Why is it so wrong? You wanna wager on how many women lusted after our buddy Tarzan here in 1938? Oh, I think between him and Errol Flynn in Robin Hood, Fantasyland was fully booked for the last half of the Dirty ’30s.
I’ll make you ululate, Tarzan, just watch me.
When I’m comfortable with a man and trust him, getting primal isn’t hard at all. But when I first get to know him, I have a hard time letting him see that side of me. It doesn’t really take long, just usually not the first time we have sex. It’s not that I don’t want to show that side to him, it’s just that I have concerns he’ll view me as only that kind of a lover, and that’s something I don’t want to see happen. Sigh.
It’s all so very dumb. It really is.
We’re warm-blooded, and some nights, downright hot-blooded. We’re animals. We’ve just forgotten how to behave like them.

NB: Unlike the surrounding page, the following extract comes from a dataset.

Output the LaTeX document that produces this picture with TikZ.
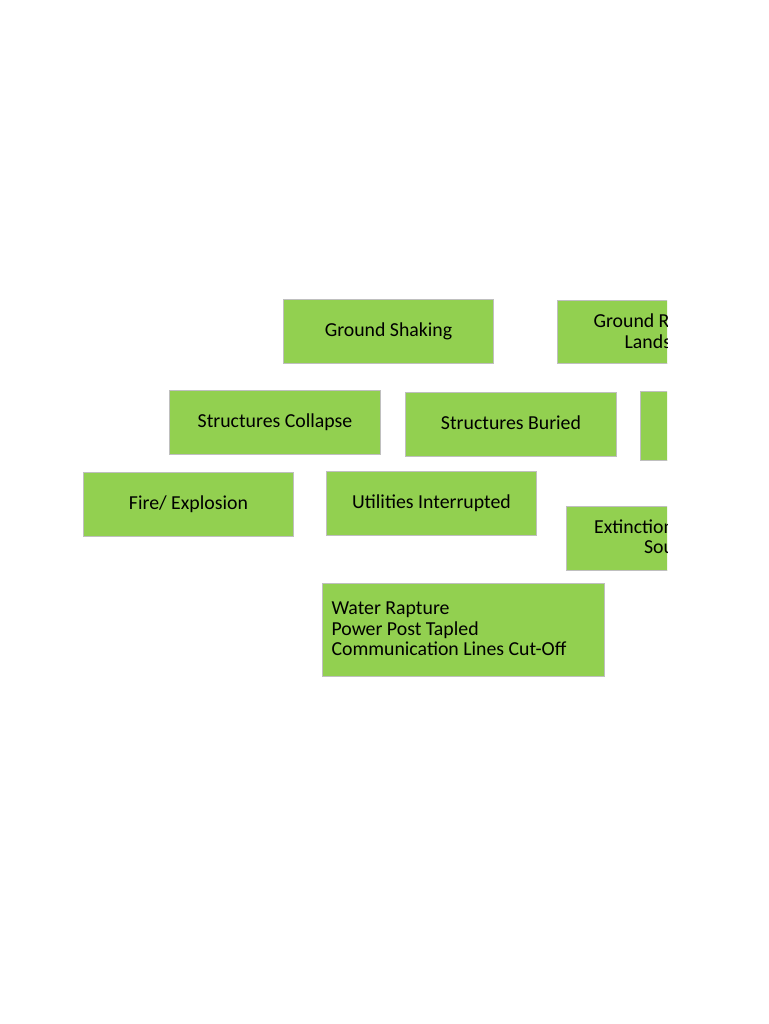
\documentclass[tikz,border=0pt]{standalone}
\usepackage{fontspec}
\setmainfont{Carlito}
\definecolor{boxgreen}{HTML}{92D050}
\definecolor{boxline}{HTML}{BFBFBF}
\begin{document}
\begin{tikzpicture}[x=1pt,y=-1pt,
  gbox/.style={draw=boxline, fill=boxgreen, line width=1pt, rectangle, inner sep=0pt, anchor=north west},
  txt/.style={font=\fontsize{19.8}{20.5}\selectfont, text=black, align=center}]
\useasboundingbox (0,0) rectangle (768,1024);
\begin{scope}
\clip (0,0) rectangle (667,1024);
\node[gbox, minimum width=210pt, minimum height=64pt] (gs) at (283,299) {};
\node[txt] (gst) at (gs.center) {Ground Shaking};
\node[gbox, minimum width=210pt, minimum height=63pt] (gr) at (557,300) {};
\node[txt] (grt) at ([yshift=1pt]gr.center) {Ground Rupture/\\Landslide};
\node[gbox, minimum width=211pt, minimum height=64pt] (sc) at (169,390) {};
\node[txt] (sct) at (sc.center) {Structures Collapse};
\node[gbox, minimum width=211pt, minimum height=64pt] (sb) at (405,392) {};
\node[txt] (sbt) at ([yshift=1.5pt]sb.center) {Structures Buried};
\node[gbox, minimum width=210pt, minimum height=69pt] (hid) at (640,391) {};
\node[gbox, minimum width=210pt, minimum height=64pt] (fe) at (83,472) {};
\node[txt] (fet) at (fe.center) {Fire/ Explosion};
\node[gbox, minimum width=210pt, minimum height=64pt] (ui) at (326,471) {};
\node[txt] (uit) at (ui.center) {Utilities Interrupted};
\node[gbox, minimum width=210pt, minimum height=64pt] (ex) at (566,506) {};
\node[txt] (ext) at ([yshift=2pt]ex.center) {Extinction of Water\\Source};
\node[gbox, minimum width=282pt, minimum height=93pt] (wr) at (322,583) {};
\node[txt, align=left, anchor=west] (wrt) at ([xshift=6pt,yshift=1pt]wr.west) {Water Rapture\\Power Post Tapled\\Communication Lines Cut-Off};
\end{scope}
\end{tikzpicture}
\end{document}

On the African Savannah, on Antarctica, on any stretch of terrain anywhere in the world, animals are being called to their natural needs, copulating en masse, enacting species-specific mating rituals, and doing everything they can to climax. It’s the call of the wild, and we’re the only fucking species that ain’t answering.
Our modern take on the call of the wild? A kiss, a grope, some humping on the couch, and some fumbling, and some wham-bam-thank you-ma’am.

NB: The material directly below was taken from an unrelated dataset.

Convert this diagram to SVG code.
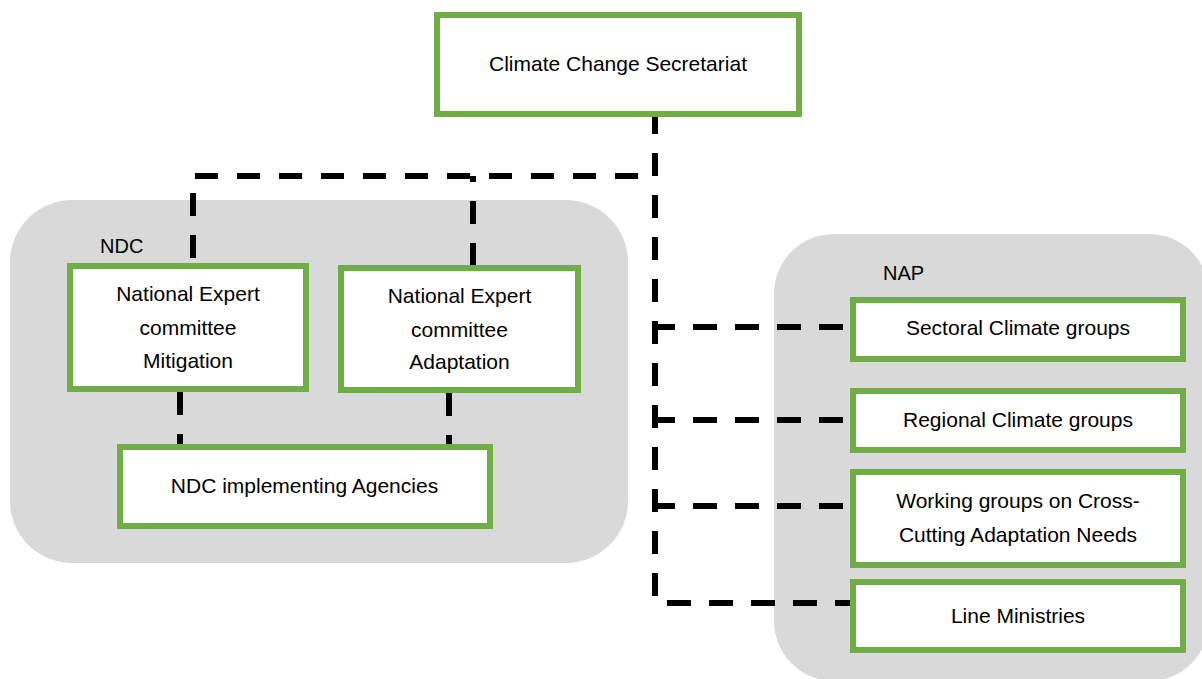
<svg xmlns="http://www.w3.org/2000/svg" width="1202" height="679" viewBox="0 0 1202 679">
  <style>
    .panel { fill: #d9d9d9; stroke: none; }
    .box { fill: #ffffff; stroke: #70ad47; stroke-width: 6; }
    .lbl { font-family: "Liberation Sans", Arial, sans-serif; font-size: 21px; fill: #000000; text-anchor: middle; }
    .grp { font-family: "Liberation Sans", Arial, sans-serif; font-size: 20px; fill: #000000; }
    .link { fill: none; stroke: #000000; stroke-width: 6; stroke-dasharray: 23 19; }
    .link-h { fill: none; stroke: #000000; stroke-width: 6; stroke-dasharray: 24 18; }
  </style>

  <!-- grouping panels -->
  <g id="panel-ndc">
    <rect class="panel" x="10" y="200" width="618" height="363" rx="62" ry="62"/>
    <text class="grp" x="100" y="253">NDC</text>
  </g>
  <g id="panel-nap">
    <rect class="panel" x="774" y="234" width="435" height="447" rx="60" ry="60"/>
    <text class="grp" x="883" y="280">NAP</text>
  </g>

  <!-- dashed connectors -->
  <g id="connectors">
    <path class="link" d="M655,117 V596" stroke-dashoffset="6"/>
    <path class="link" d="M655,176 H193 V263" stroke-dashoffset="25"/>
    <path class="link" d="M473,266 V176"/>
    <path class="link" d="M180,392 V444"/>
    <path class="link" d="M449,393 V444"/>
    <path class="link-h" d="M843,327 H655"/>
    <path class="link-h" d="M843,420 H655"/>
    <path class="link-h" d="M843,506 H655"/>
    <path class="link-h" d="M667,603 H853"/>
  </g>

  <!-- nodes -->
  <g id="secretariat">
    <rect class="box" x="437" y="15" width="362" height="99"/>
    <text class="lbl" x="618" y="71">Climate Change Secretariat</text>
  </g>
  <g id="nec-mitigation">
    <rect class="box" x="70" y="266" width="236" height="123"/>
    <text class="lbl" x="188" y="301">National Expert</text>
    <text class="lbl" x="188" y="335">committee</text>
    <text class="lbl" x="188" y="368">Mitigation</text>
  </g>
  <g id="nec-adaptation">
    <rect class="box" x="341" y="268" width="237" height="122"/>
    <text class="lbl" x="459.5" y="303">National Expert</text>
    <text class="lbl" x="459.5" y="337">committee</text>
    <text class="lbl" x="459.5" y="369">Adaptation</text>
  </g>
  <g id="ndc-agencies">
    <rect class="box" x="120" y="447" width="370" height="79"/>
    <text class="lbl" x="304.5" y="493">NDC implementing Agencies</text>
  </g>
  <g id="sectoral-groups">
    <rect class="box" x="853" y="300" width="330" height="59"/>
    <text class="lbl" x="1018" y="335">Sectoral Climate groups</text>
  </g>
  <g id="regional-groups">
    <rect class="box" x="853" y="391" width="330" height="59"/>
    <text class="lbl" x="1018" y="427">Regional Climate groups</text>
  </g>
  <g id="working-groups">
    <rect class="box" x="853" y="472" width="330" height="93"/>
    <text class="lbl" x="1018" y="508">Working groups on Cross-</text>
    <text class="lbl" x="1018" y="542">Cutting Adaptation Needs</text>
  </g>
  <g id="line-ministries">
    <rect class="box" x="853" y="582" width="330" height="68"/>
    <text class="lbl" x="1018" y="623">Line Ministries</text>
  </g>
</svg>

Unless, of course, you remember you’re an animal and that a heart pounds hard inside of you, then maybe, just maybe, you’ll try to break the kichen table.

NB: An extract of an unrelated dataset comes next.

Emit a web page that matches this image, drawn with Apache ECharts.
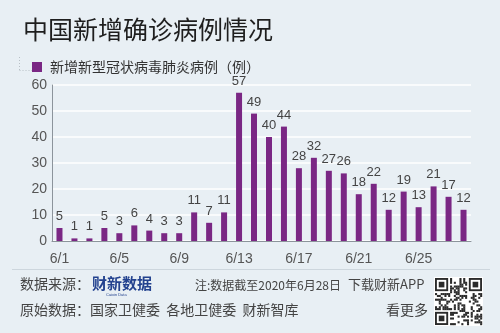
<!DOCTYPE html>
<html>
<head>
<meta charset="utf-8">
<script src="https://cdn.jsdelivr.net/npm/echarts@6/dist/echarts.min.js"></script>
<style>
  html, body { margin: 0; padding: 0; background: #e8eff4; }
  #chart { width: 500px; height: 333px; }
</style>
</head>
<body>
<div id="chart"></div>
<script>
// Daily new confirmed cases, 1–28 June 2020
const days = [
  '6/1','6/2','6/3','6/4','6/5','6/6','6/7','6/8','6/9','6/10','6/11','6/12','6/13','6/14',
  '6/15','6/16','6/17','6/18','6/19','6/20','6/21','6/22','6/23','6/24','6/25','6/26','6/27','6/28'
];
const newCases = [
  5, 1, 1, 5, 3, 6, 4, 3, 3, 11, 7, 11, 57, 49,
  40, 44, 28, 32, 27, 26, 18, 22, 12, 19, 13, 21, 17, 12
];
const yTicks = [0, 10, 20, 30, 40, 50, 60];

const seriesName = '新增新型冠状病毒肺炎病例（例）';
const cjk = '"Noto Sans CJK SC", "Noto Sans", sans-serif';
const latin = '"Liberation Sans", "Noto Sans", sans-serif';

// QR-style block for the app download badge
function qrBlocks(x0, y0, size, n) {
  const cell = size / n;
  const out = [];
  const finder = (cx, cy) => {
    out.push({ type: 'rect', shape: { x: x0 + cx * cell, y: y0 + cy * cell, width: 7 * cell, height: 7 * cell }, style: { fill: '#2b2b2b' } });
    out.push({ type: 'rect', shape: { x: x0 + (cx + 1) * cell, y: y0 + (cy + 1) * cell, width: 5 * cell, height: 5 * cell }, style: { fill: '#ffffff' } });
    out.push({ type: 'rect', shape: { x: x0 + (cx + 2) * cell, y: y0 + (cy + 2) * cell, width: 3 * cell, height: 3 * cell }, style: { fill: '#2b2b2b' } });
  };
  out.push({ type: 'rect', shape: { x: x0 - 1, y: y0 - 1, width: size + 2, height: size + 2 }, style: { fill: '#ffffff' } });
  const seed = 'caixin-data-app-download';
  let h = 7;
  for (let r = 0; r < n; r++) {
    for (let c = 0; c < n; c++) {
      const inFinder = (r < 8 && c < 8) || (r < 8 && c >= n - 8) || (r >= n - 8 && c < 8);
      h = (h * 31 + seed.charCodeAt((r * n + c) % seed.length) + r * 7 + c * 13) % 1009;
      if (!inFinder && (h % 5) < 2) {
        out.push({ type: 'rect', shape: { x: x0 + c * cell, y: y0 + r * cell, width: cell + 0.2, height: cell + 0.2 }, style: { fill: '#2b2b2b' } });
      }
    }
  }
  finder(0, 0); finder(n - 7, 0); finder(0, n - 7);
  return out;
}

const chart = echarts.init(document.getElementById('chart'), null, { renderer: 'canvas' });

chart.setOption({
  backgroundColor: '#e8eff4',
  animation: false,
  title: {
    text: '中国新增确诊病例情况',
    left: 18, top: 12,
    textStyle: { fontFamily: cjk, fontSize: 25, fontWeight: 'normal', color: '#1e1e1e' }
  },
  legend: {
    left: 27, top: 55,
    icon: 'rect', itemWidth: 10, itemHeight: 10,
    textStyle: { fontFamily: cjk, fontSize: 14, color: '#333', padding: [0, 0, 0, 3] },
    data: [seriesName]
  },
  grid: { left: 52, right: 29, top: 85, bottom: 92, containLabel: false },
  xAxis: {
    type: 'category',
    data: days,
    boundaryGap: true,
    axisLine: { lineStyle: { color: '#8c949b', width: 1 } },
    axisTick: { interval: 3, length: 5, lineStyle: { color: '#8c949b' } },
    axisLabel: { interval: 3, margin: 11, fontFamily: latin, fontSize: 14, color: '#555' }
  },
  yAxis: {
    type: 'value',
    min: yTicks[0], max: yTicks[yTicks.length - 1], interval: 10,
    axisLine: { show: true, lineStyle: { color: '#8c949b' } },
    axisTick: { show: false },
    axisLabel: { margin: 5, fontFamily: latin, fontSize: 14, color: '#555' },
    splitLine: { lineStyle: { color: '#ffffff', width: 1.5 } }
  },
  series: [{
    name: seriesName,
    type: 'bar',
    data: newCases,
    barWidth: 6,
    itemStyle: { color: '#7a2784' },
    label: {
      show: true, position: 'top', distance: 5,
      fontFamily: latin, fontSize: 13, color: '#444'
    }
  }],
  graphic: [
    // dotted corner beside the legend marker
    { type: 'line', shape: { x1: 19.5, y1: 57, x2: 19.5, y2: 70 }, style: { stroke: '#b8c0c6', lineWidth: 1, lineDash: [1, 2] } },
    { type: 'line', shape: { x1: 19.5, y1: 70.5, x2: 38, y2: 70.5 }, style: { stroke: '#b8c0c6', lineWidth: 1, lineDash: [1, 2] } },
    // footer separator
    { type: 'line', shape: { x1: 12, y1: 269.5, x2: 490, y2: 269.5 }, style: { stroke: '#cdd6dd', lineWidth: 1 } },
    { type: 'text', left: 20, top: 277, style: { text: '数据来源：', font: '14px ' + cjk, fill: '#444' } },
    { type: 'text', left: 92, top: 276, style: { text: '财新数据', font: 'bold 15px ' + cjk, fill: '#23428f' } },
    { type: 'text', left: 106, top: 293, style: { text: 'Caixin Data', font: '4px ' + latin, fill: '#23428f' } },
    { type: 'text', left: 195, top: 279, style: { text: '注:数据截至2020年6月28日', font: '12px ' + cjk, fill: '#444' } },
    { type: 'text', left: 348, top: 278, style: { text: '下载财新APP', font: '13px ' + cjk, fill: '#444' } },
    { type: 'text', left: 20, top: 303, style: { text: '原始数据：国家卫健委  各地卫健委  财新智库', font: '14px ' + cjk, fill: '#444' } },
    { type: 'text', left: 386, top: 303, style: { text: '看更多', font: '14px ' + cjk, fill: '#444' } },
    { type: 'group', children: qrBlocks(435, 278, 47, 25) }
  ]
});
</script>
</body>
</html>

Of course intimacy is incredibly important. Eye contact, deep kisses, endless caressing, it’s all very important, but so too is throwing down and fucking furiously on the living room floor, with or without the blinds closed.
Look around you. Look at the world around you. Look at the road rage. Look at the office rage. Look at all this bullshit where we see true rage and fury emitting from people, over the stupidest, most inconsequential things.
We try to deceive ourselves by saying we live in a civilized society. We think the right Prada bag or the proper choice of vehicle will somehow elevate our status, and with it, quell the beasts that dwell within.
It’s bullshit, of course. We’re not civilized. Watching any newscast will prove it. It’s out there, it’s on every street — the animal within. But we fool ourselves well.
This time of year, though, it’s a little harder to make the primal-within sit down and behave.
Know that little bit of weariness tempered with exuberance, the feistiness stirring within? That’s cabin fever. The awakening of all of us as the season progresses. Spring’s rising, and with it, so are our temperatures. Pheromones abound. Please do not feed the hormones.
We want to be good people. We want to respect others’ rights. We want to be gracious, caring, passionate, but there are too many people who feel there’s no way to balance being that with being a primal lover who growls, bites, scratches, and moans like they’re howling at the moon. And as crazy as it sounds, it’s absolutely possible to play both roles – on the same night, even.
Being that lover, though, is a hell of a lot better than going to therapy. Getting that need, that primal, down-n-dirty need out of your system does a hell of a lot of good for someone. Some people do it through S&M, with pain or humiliation being involved. All right, fine, not my bag, but that’s cool. Me, I’m one of the “put some tribal rhythms on and let’s go native, baby” type who’s into jungle-fever lovin’. It’s the one kind of sex that leaves a lover absolutely satiated. Worn out, thankful, and thrilled, it’s the best experience I can have, some days. It’s not something I could do every time, but my god, I’m unlikely to pass it up, too.
I try to think of it, I try to understand, and I just can’t fathom it. What is it like to be unable to admit to what lies in your heart, to admit you have a primal beast within? How do you tell yourself that vanilla is all you really want, that a little taste of something exotic doesn’t appeal? How can you kid yourself and pretend those dark places you know you have aren’t really there? What must it be like to force yourself to live a mundane, safe little life where you never, ever push the limits to see what you can or can’t do, or better yet, just how good all that pushing can feel?
You know, primal sex is the lover’s equivalent of extreme sports. If you haven’t bought your ticket to ride, well, you won’t believe the rush you’re missing.